When Do moved to San Francisco, she couldn’t find a German bakery. “That’s when I started to bake more.” Then she got the idea to open her own shop. Since Michelle Polzine shuttered her 20th Century Cafe, Hahdough has cornered the San Francisco market where non-Gallic pastries are concerned.
The Cassis a L’ orange, the Berliner with strawberry filling, the Pretzel Croissant, the Shchillerlocke, the Mini Berliners, the pretzels and the Franzbrötchen at Hahdough in San Francisco, Calif., on Wednesday, July 27, 2022. | Juliana Yamada/The Standard
“Konditeroi” is the German term for a cafe that sells pastries and Hahdough enthusiasts marvel over Do’s Berliners. As she describes them, they’re “the ancestor of the jelly doughnut”—and a delicious ancestor at that. While there are other daily pastries and thick, salted pretzels on the menu, the array of cakes she makes is astounding. At the moment, I count 29 different cakes available to pre-order.
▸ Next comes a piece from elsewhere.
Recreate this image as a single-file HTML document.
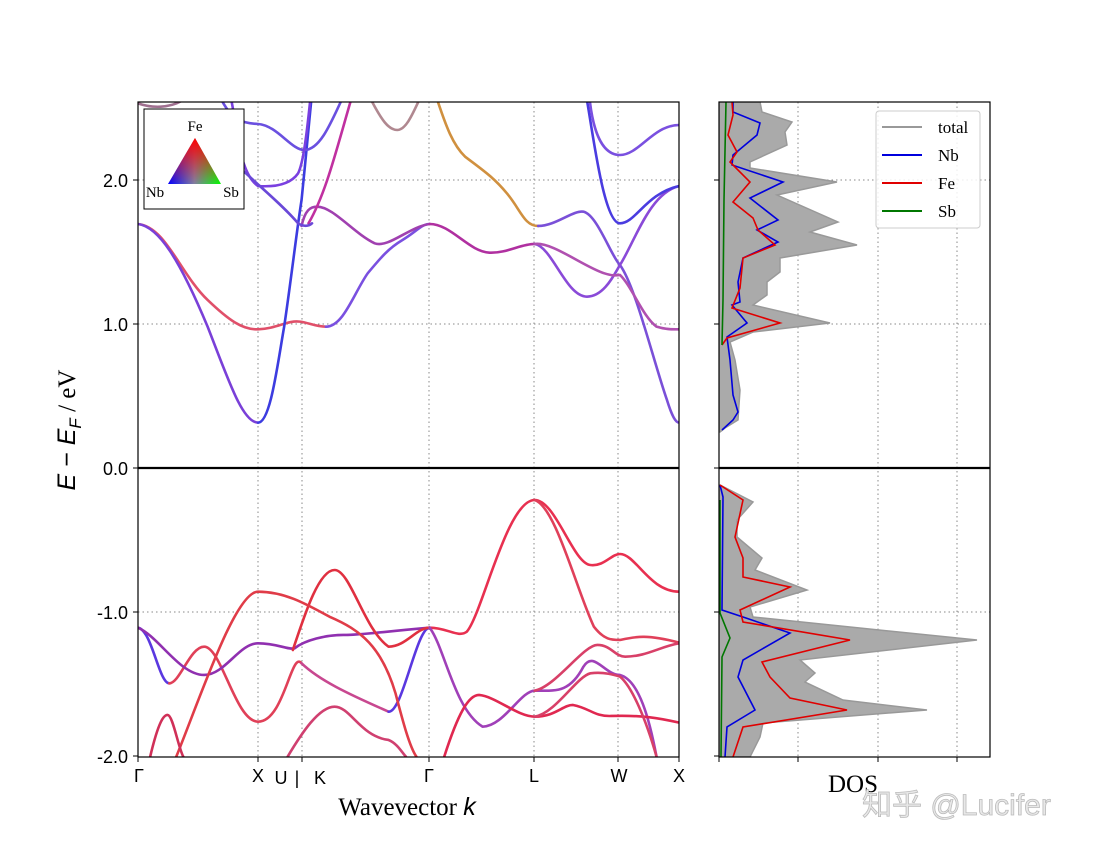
<!DOCTYPE html>
<html><head><meta charset="utf-8"><style>
body{margin:0;background:#fff;width:1100px;height:850px;overflow:hidden}
svg{display:block}
.b{fill:none;stroke-width:2.6;stroke-linecap:round;stroke-linejoin:round}
.g{stroke:#888;stroke-width:1;stroke-dasharray:1.5,3}
.t{font-family:"Liberation Sans",sans-serif;font-size:18px;fill:#000}
.s{font-family:"Liberation Serif",serif;fill:#000}
</style></head><body>
<svg width="1100" height="850" viewBox="0 0 1100 850">
<defs>
<linearGradient id="tb" x1="0" x2="1" y1="0" y2="0"><stop offset="0" stop-color="#0000ff"/><stop offset="0.5" stop-color="#8080a0"/><stop offset="1" stop-color="#00ff00"/></linearGradient>
<linearGradient id="tr" x1="0" x2="0" y1="0" y2="1"><stop offset="0" stop-color="#ff0000" stop-opacity="1"/><stop offset="1" stop-color="#ff0000" stop-opacity="0"/></linearGradient>
<clipPath id="cb"><rect x="138" y="102" width="541" height="655"/></clipPath>
<clipPath id="cd"><rect x="719" y="102" width="271" height="655"/></clipPath>
</defs>
<g class="g">
<line x1="258" y1="102" x2="258" y2="757"/><line x1="302" y1="102" x2="302" y2="757"/><line x1="429" y1="102" x2="429" y2="757"/><line x1="534" y1="102" x2="534" y2="757"/><line x1="618" y1="102" x2="618" y2="757"/>
<line x1="138" y1="180" x2="679" y2="180"/><line x1="138" y1="324" x2="679" y2="324"/><line x1="138" y1="612" x2="679" y2="612"/>
<line x1="798" y1="102" x2="798" y2="757"/><line x1="878" y1="102" x2="878" y2="757"/><line x1="957" y1="102" x2="957" y2="757"/>
<line x1="719" y1="180" x2="990" y2="180"/><line x1="719" y1="324" x2="990" y2="324"/><line x1="719" y1="612" x2="990" y2="612"/>
</g>
<g clip-path="url(#cb)">
<g transform="translate(138,100) scale(0.348,0.3333)">
<g class="b">
<path vector-effect="non-scaling-stroke" stroke="#a07090" d="M0,10 C40,25 90,25 130,0"/>
<path vector-effect="non-scaling-stroke" stroke="#e0506a" d="M0,372 C80,380 120,520 200,600 C260,660 300,690 345,688 C400,686 430,660 465,665 C490,668 510,680 540,680"/>
<path vector-effect="non-scaling-stroke" stroke="#7a40d8" d="M0,372 C60,380 120,480 200,680 C260,840 300,968 345,968"/>
<path vector-effect="non-scaling-stroke" stroke="#3c3ce0" d="M345,968 C380,968 400,800 420,680 C440,540 455,400 470,300 C480,200 490,80 498,0"/>
<path vector-effect="non-scaling-stroke" stroke="#7a50e0" d="M540,680 C590,680 620,580 660,520 C700,470 720,445 760,420 C800,395 815,372 838,372"/>
<path vector-effect="non-scaling-stroke" stroke="#a040b0" d="M470,378 C480,330 495,320 515,320 C560,320 620,400 680,430 C720,445 780,380 838,372"/>
<path vector-effect="non-scaling-stroke" stroke="#c030a0" d="M490,370 C540,280 570,150 612,0"/>
<path vector-effect="non-scaling-stroke" stroke="#6a50e0" d="M240,0 C270,60 300,70 345,72 C400,76 440,150 478,150 C520,150 550,80 585,0"/>
<path vector-effect="non-scaling-stroke" stroke="#7a40e0" d="M268,0 C285,80 290,220 345,258 C400,262 440,250 460,220 C475,190 485,100 495,0"/>
<path vector-effect="non-scaling-stroke" stroke="#6a48d8" d="M300,210 C350,260 420,320 460,370 C475,380 490,380 500,370"/>
<path vector-effect="non-scaling-stroke" stroke="#b08890" d="M670,0 C700,60 720,90 745,90 C770,90 790,40 808,0"/>
<path vector-effect="non-scaling-stroke" stroke="#d0903f" d="M860,0 C880,60 900,130 940,170 C990,210 1020,230 1060,280 C1100,330 1110,378 1150,378"/>
<path vector-effect="non-scaling-stroke" stroke="#b030a0" d="M838,372 C900,372 950,455 1010,458 C1060,460 1100,432 1140,432"/>
<path vector-effect="non-scaling-stroke" stroke="#7a50d8" d="M1150,378 C1200,378 1250,330 1280,335 C1320,345 1360,470 1385,495 C1430,560 1480,780 1520,900 C1535,950 1545,968 1555,968"/>
<path vector-effect="non-scaling-stroke" stroke="#8a4ad8" d="M1140,432 C1190,440 1230,590 1290,590 C1340,590 1370,520 1385,495 C1430,420 1470,280 1555,258"/>
<path vector-effect="non-scaling-stroke" stroke="#b050b0" d="M1140,432 C1190,425 1280,500 1340,520 C1370,530 1375,525 1385,525 C1420,560 1450,650 1490,680 C1520,690 1540,688 1555,688"/>
<path vector-effect="non-scaling-stroke" stroke="#4a3ce0" d="M1290,0 C1310,120 1340,370 1385,370 C1430,370 1460,280 1555,258"/>
<path vector-effect="non-scaling-stroke" stroke="#7a50e0" d="M1298,0 C1310,110 1340,165 1385,165 C1440,165 1480,75 1555,75"/>
</g></g>
<g transform="translate(138,480) scale(0.348,0.3333)">
<g class="b">
<path vector-effect="non-scaling-stroke" stroke="#e83050" d="M838,443 C890,443 920,475 945,455 C990,400 1060,60 1140,60 C1200,60 1250,250 1300,255 C1340,260 1360,222 1385,222 C1430,222 1470,335 1555,335"/>
<path vector-effect="non-scaling-stroke" stroke="#e0405a" d="M1140,60 C1200,80 1260,330 1310,440 C1340,480 1360,480 1385,480 C1430,470 1460,462 1555,488"/>
<path vector-effect="non-scaling-stroke" stroke="#5a38e0" d="M0,443 C40,450 60,610 90,610"/>
<path vector-effect="non-scaling-stroke" stroke="#e04058" d="M90,610 C120,610 150,500 190,500 C240,500 280,725 345,725 C420,725 440,510 470,550"/>
<path vector-effect="non-scaling-stroke" stroke="#c84890" d="M470,550 C520,600 600,640 720,695"/>
<path vector-effect="non-scaling-stroke" stroke="#5a38e0" d="M720,695 C760,700 800,443 838,443"/>
<path vector-effect="non-scaling-stroke" stroke="#9030b0" d="M0,443 C60,470 120,585 190,585 C250,585 290,490 345,490 C400,490 430,510 450,505 C480,480 540,465 590,465 C650,465 700,455 838,443"/>
<path vector-effect="non-scaling-stroke" stroke="#e03040" d="M445,510 C480,400 520,270 565,270 C610,270 650,450 720,500 C770,500 800,443 838,443"/>
<path vector-effect="non-scaling-stroke" stroke="#e03c48" d="M110,830 C180,650 280,335 345,335 C420,335 480,370 550,410 C640,450 700,500 740,640 C760,720 780,800 800,830"/>
<path vector-effect="non-scaling-stroke" stroke="#d03058" d="M35,830 C60,720 75,705 85,705 C100,705 115,800 130,830"/>
<path vector-effect="non-scaling-stroke" stroke="#d04070" d="M430,830 C470,760 520,680 565,680 C610,680 640,770 720,780 C745,790 760,820 770,830"/>
<path vector-effect="non-scaling-stroke" stroke="#a040b8" d="M838,443 C880,500 910,690 990,740 C1050,740 1100,632 1140,632 C1200,632 1240,640 1280,560 C1310,510 1340,585 1385,585 C1440,600 1470,720 1490,830"/>
<path vector-effect="non-scaling-stroke" stroke="#e02850" d="M880,830 C920,700 950,645 980,645 C1030,650 1090,710 1140,710 C1200,710 1220,675 1250,675 C1300,685 1310,710 1360,708 C1450,705 1500,715 1555,728"/>
<path vector-effect="non-scaling-stroke" stroke="#d84068" d="M1140,710 C1200,700 1260,590 1300,580 C1340,575 1370,585 1385,590 C1420,620 1460,720 1490,830"/>
<path vector-effect="non-scaling-stroke" stroke="#d84068" d="M1140,632 C1200,620 1280,495 1320,495 C1360,495 1370,530 1400,530 C1460,530 1500,500 1555,490"/>
</g></g>
</g>
<g clip-path="url(#cd)">
<path fill="#aaa" stroke="#999" stroke-width="1.5" d="M719,102 L760,102 762,112 792,122 785,132 787,145 750,162 750,168 837,182 777,195 838,222 810,232 857,245 780,258 780,272 767,282 767,295 753,305 830,323 753,332 730,342 735,360 740,390 738,420 725,428 720,432 719,432 Z"/>
<path fill="#aaa" stroke="#999" stroke-width="1.5" d="M719,485 L720,485 753,502 737,520 737,537 762,558 755,570 807,590 750,607 753,617 977,640 800,660 815,673 805,682 843,700 927,710 763,723 760,737 750,757 719,757 Z"/>
<g fill="none" stroke-width="1.6">
<polyline stroke="#0000dd" points="733,102 733,112 760,123 757,135 733,155 732,165 783,182 750,198 778,220 757,230 778,242 743,258 738,282 740,302 732,305 747,323 727,337 730,360 733,395 738,412 733,420 722,430"/>
<polyline stroke="#e00000" points="732,102 733,115 728,135 737,152 730,162 750,182 733,202 753,218 758,230 775,245 743,258 740,288 732,308 780,323 727,338 722,345"/>
<polyline stroke="#007700" points="726,102 724,200 723,300 722,345"/>
<polyline stroke="#0000dd" points="720,485 723,497 722,610 743,617 790,633 743,660 738,677 755,710 727,727 725,757"/>
<polyline stroke="#e00000" points="720,485 743,500 735,537 743,558 743,577 790,587 740,610 743,622 850,640 762,662 770,677 790,698 847,710 743,727 733,757"/>
<polyline stroke="#007700" points="720,500 720,613 730,638 722,657 721,757"/>
</g>
</g>
<line x1="138" y1="468" x2="679" y2="468" stroke="#000" stroke-width="2.2"/>
<line x1="719" y1="468" x2="990" y2="468" stroke="#000" stroke-width="2.2"/>
<rect x="138" y="102" width="541" height="655" fill="none" stroke="#000" stroke-width="1.2"/>
<rect x="719" y="102" width="271" height="655" fill="none" stroke="#000" stroke-width="1.2"/>
<g stroke="#000" stroke-width="1">
<line x1="133" y1="180" x2="138" y2="180"/><line x1="133" y1="324" x2="138" y2="324"/><line x1="133" y1="468" x2="138" y2="468"/><line x1="133" y1="612" x2="138" y2="612"/><line x1="133" y1="756" x2="138" y2="756"/>
<line x1="714" y1="180" x2="719" y2="180"/><line x1="714" y1="324" x2="719" y2="324"/><line x1="714" y1="468" x2="719" y2="468"/><line x1="714" y1="612" x2="719" y2="612"/><line x1="714" y1="756" x2="719" y2="756"/>
<line x1="138" y1="757" x2="138" y2="762"/><line x1="258" y1="757" x2="258" y2="762"/><line x1="302" y1="757" x2="302" y2="762"/><line x1="429" y1="757" x2="429" y2="762"/><line x1="534" y1="757" x2="534" y2="762"/><line x1="618" y1="757" x2="618" y2="762"/><line x1="679" y1="757" x2="679" y2="762"/>
<line x1="719" y1="757" x2="719" y2="762"/><line x1="798" y1="757" x2="798" y2="762"/><line x1="878" y1="757" x2="878" y2="762"/><line x1="957" y1="757" x2="957" y2="762"/>
</g>
<g class="t" text-anchor="end">
<text x="128" y="187">2.0</text><text x="128" y="331">1.0</text><text x="128" y="475">0.0</text><text x="128" y="619">-1.0</text><text x="128" y="763">-2.0</text>
</g>
<g class="t" text-anchor="middle">
<text x="139" y="782">Γ</text><text x="258" y="782">X</text><text x="281" y="784">U</text><text x="297" y="784">|</text><text x="320" y="784">K</text><text x="429" y="782">Γ</text><text x="534" y="782">L</text><text x="619" y="782">W</text><text x="679" y="782">X</text>
</g>
<text class="s" x="407" y="815" font-size="25" text-anchor="middle">Wavevector <tspan font-family="Liberation Sans" font-style="italic">k</tspan></text>
<text class="s" x="853" y="792" font-size="25" text-anchor="middle">DOS</text>
<text transform="translate(75,430) rotate(-90)" text-anchor="middle" font-size="25" class="s"><tspan font-family="Liberation Sans" font-style="italic">E</tspan><tspan font-family="Liberation Sans"> − </tspan><tspan font-family="Liberation Sans" font-style="italic">E</tspan><tspan font-family="Liberation Sans" font-style="italic" font-size="17" dy="6">F</tspan><tspan dy="-6"> / eV</tspan></text>
<rect x="144" y="109" width="100" height="100" fill="#fff" stroke="#000" stroke-width="1"/>
<polygon points="195,138 168,184 221,184" fill="url(#tb)"/>
<polygon points="195,138 168,184 221,184" fill="url(#tr)"/>
<text class="s" x="195" y="131" font-size="15" text-anchor="middle">Fe</text>
<text class="s" x="155" y="197" font-size="15" text-anchor="middle">Nb</text>
<text class="s" x="231" y="197" font-size="15" text-anchor="middle">Sb</text>
<rect x="876" y="111" width="104" height="117" rx="3" fill="#fff" fill-opacity="0.85" stroke="#ccc"/>
<g stroke-width="2">
<line x1="882" y1="127" x2="922" y2="127" stroke="#999"/><line x1="882" y1="155" x2="922" y2="155" stroke="#0000dd"/><line x1="882" y1="183" x2="922" y2="183" stroke="#e00000"/><line x1="882" y1="211" x2="922" y2="211" stroke="#007700"/>
</g>
<g class="s" font-size="17">
<text x="938" y="133">total</text><text x="938" y="161">Nb</text><text x="938" y="189">Fe</text><text x="938" y="217">Sb</text>
</g>
<text x="862" y="815" font-family="'Liberation Sans','Noto Sans CJK SC',sans-serif" font-size="30" fill="#e8e8e8" stroke="#bbb" stroke-width="0.8">知乎 @Lucifer</text>
</svg>
</body></html>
My favorite is the Prinzregententorte, which is a many-layered chocolate and sponge cake, made for “people who just want a chocolate fix.” Do’s version of a Blackforest Cake, or Schwarzwaelder Kirschtorte, is made traditionally, with a chocolate sponge “soaked liberally in Kirschwasser,” or cherry brandy.
Ha Do, owner of Hahdough, carries trays of cakes in the Hahdough kitchen in San Francisco, Calif., on Wednesday, July 27, 2022. | Juliana Yamada/The Standard
Do and her husband Christian first started selling her baked goods at Bay Area farmers markets. They persisted in doing so for three years before finding a commercial kitchen and storefront. Do explained that the most efficient way to succeed at a farmers market is to come up with one recipe and then make several variations of it. But that’s not how she approached it. She made approximately 18 products at any one time. This inefficient approach ended up being successful in the long run and Hahdough earned a loyal following.
When they eventually opened on Fell Street, it was a big deal for the couple. There was a line a block long and they immediately sold out. “I had to close the store for a couple of hours while they frantically made more in the kitchen,” Christian recalled.
After you taste one of Do’s jelly doughnuts, you’ll find yourself licking the jam and powdered sugar from your lips before declaring, “Ich Bin Eine Berliner!”